Run-outs, leaks and installation problems are among the main fails with soap and air freshener dispensers according to Vectair president Paul Wonnacott. “A common problem is batteries go flat and service people forget to replace them,” he said.

“Refill leaks are often unavoidable, perhaps if a user has pushed the dispenser but taken their hand away in the meantime. And poor refill quality can be to blame when units fail to dispense properly. So it is important companies don’t scrimp on cheaper refills that aren’t up to the job.”

He says issues can also arise when a dispenser is difficult to install. “If it is not installed properly it may not function correctly,” he said. “Vandalism is always an issue too and washroom dispensers are subject to all sorts of damage. There have been cases where batteries have been stolen from dispensers or even whole units have been taken down from the wall.”

Badly-designed dispensers cause particular problems, he said.  “Some low-cost options use poorly-made electronics which can lead to the display not functioning,” said Wonnacott. “Non-lockable dispensers may easily be vandalised or stolen while poor quality batteries will need to be replaced within months.

“And dispenser covers made from poor materials will be harder to service while frequent leaks may cause these covers and the inner components to break or crack  and this could damage the dispenser beyond repair.”

Robust and durable

Vectair dispensers feature drip trays and alarms to warn customers of product run-outs, he says. An optional display shows the number of days remaining before a refill needs replacing while the auto reset feature recognises when a new refill is inserted. And installation videos and instruction manuals allow for easy set-up, according to Wonnacott.

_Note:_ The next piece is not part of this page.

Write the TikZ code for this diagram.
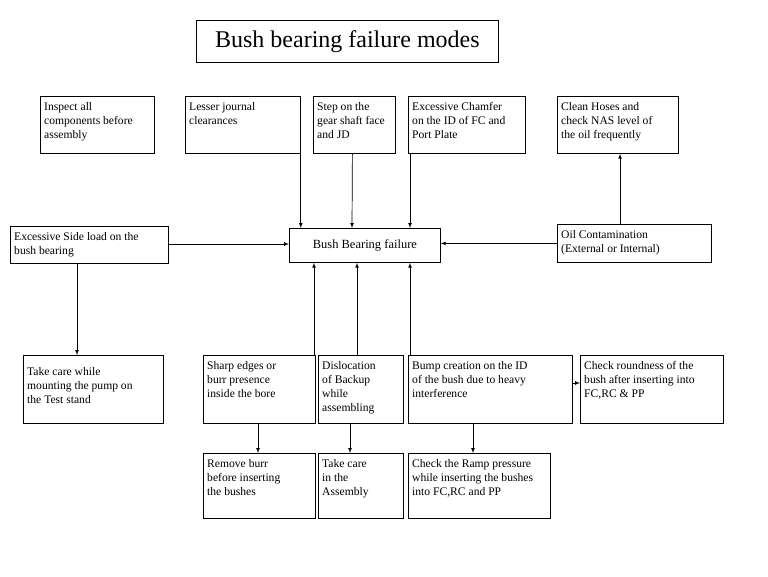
\documentclass[tikz,border=0pt]{standalone}
\usepackage{fontspec}
\setmainfont{Liberation Serif}
\begin{document}
\begin{tikzpicture}[x=1pt,y=-1pt,
  box/.style={draw,line width=0.8pt,rectangle,inner sep=0pt,anchor=north west},
  txt/.style={anchor=north west,align=left,inner sep=2pt,font=\fontsize{11.6}{14.2}\selectfont},
  arr/.style={-latex,line width=0.7pt}]
\useasboundingbox (0,0) rectangle (768,576);
\newcommand\bx[6]{\node[box,minimum width=#4-#2,minimum height=#5-#3] (#1) at (#2,#3) {};
  \node[txt] at (#2+2,#3+4) {#6};}
\node[box,minimum width=302,minimum height=42] (title) at (196,20) {};
\node[font=\fontsize{24}{28}\selectfont] at (title.center) {Bush bearing failure modes};
\bx{insp}{40}{96}{154}{153}{Inspect all\\components before\\assembly}
\bx{less}{185}{96}{300}{153}{Lesser journal\\clearances}
\bx{step}{313}{96}{395}{153}{Step on the\\gear shaft face\\and JD}
\bx{cham}{408}{96}{525}{153}{Excessive Chamfer\\on the ID of FC and\\Port Plate}
\bx{hose}{557}{96}{678}{153}{Clean Hoses and\\check NAS level of\\the oil frequently}
\bx{side}{10}{226}{168}{263}{Excessive Side load on the\\bush bearing}
\node[box,minimum width=151,minimum height=34] (bush) at (289,228) {};
\node[font=\fontsize{12.5}{14}\selectfont] at (bush.center) {Bush Bearing failure};
\bx{oil}{557}{224}{711}{262}{Oil Contamination\\(External or Internal)}
\bx{mount}{23}{355}{163}{423}{\\Take care while\\mounting the pump on\\the Test stand}
\bx{sharp}{203}{355}{315}{423}{Sharp edges or\\burr presence\\inside the bore}
\bx{disl}{318}{355}{403}{423}{Dislocation\\of Backup\\while\\assembling}
\bx{bump}{408}{355}{572}{423}{Bump creation on the ID\\of the  bush due to heavy\\interference}
\bx{round}{580}{355}{723}{423}{Check roundness of the\\bush after inserting into\\FC,RC \& PP}
\bx{burr}{203}{453}{315}{518}{Remove burr\\before inserting\\the bushes}
\bx{asm}{318}{453}{403}{518}{Take care\\in the\\Assembly}
\bx{ramp}{408}{453}{550}{518}{Check the Ramp pressure\\while inserting the bushes\\into FC,RC and PP}
\draw[arr] (less.south east) -- (bush.north -| less.south east);
\draw[arr] (step.south) ++(-2,0) -- (352,228);
\draw[arr] (cham.south west) ++(2,0) -- (410,228);
\draw[arr] (oil.west) -- (bush.east |- oil.west);
\draw[arr] (oil.north -| 620,0) -- (hose.south -| 620,0);
\draw[arr] (side.east |- 0,244) -- (bush.west |- 0,244);
\draw[arr] (side.south -| 77,0) -- (mount.north -| 77,0);
\draw[arr] (sharp.north -| 314,0) -- (bush.south -| 314,0);
\draw[arr] (disl.north -| 357,0) -- (bush.south -| 357,0);
\draw[arr] (bump.north -| 410,0) -- (bush.south -| 410,0);
\draw[arr] (sharp.south -| 258,0) -- (burr.north -| 258,0);
\draw[arr] (disl.south -| 350,0) -- (asm.north -| 350,0);
\draw[arr] (bump.south -| 473,0) -- (ramp.north -| 473,0);
\draw[arr] (bump.east |- 0,383) -- (round.west |- 0,383);
\end{tikzpicture}
\end{document}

So how will washroom dispensers evolve to make them even more functional and user-friendly in the future? They will become more hygienic while reducing the risk of run-outs, says Kennedy’s Violeta Belogaska. And dispensers will become more robust and durable due to advances in electronics, adds Wonnacott. “Battery life is also improving and good batteries can now last for three years or more before needing to be replaced,” he says.

Essity’s Gilles Bétourné says increased functionality and more efficient maintenance are two of the current hot topics. “The idea of connectivity and data at your fingertips is a general trend that is definitely reaching into the washroom,” he said.

And Metsä’s Dewick agrees technology will have a significant impact in the coming years. “This will include mobile communications that provide information on how often the dispensers are used, how much stock is left, forecasting usage and triggering stock ordering,” he said.

“There are questions over how much people are willing to pay for this type of technology in such a low product value environment. But Metsä is testing similar technology and keeping abreast of the introduction of these next-generation devices.”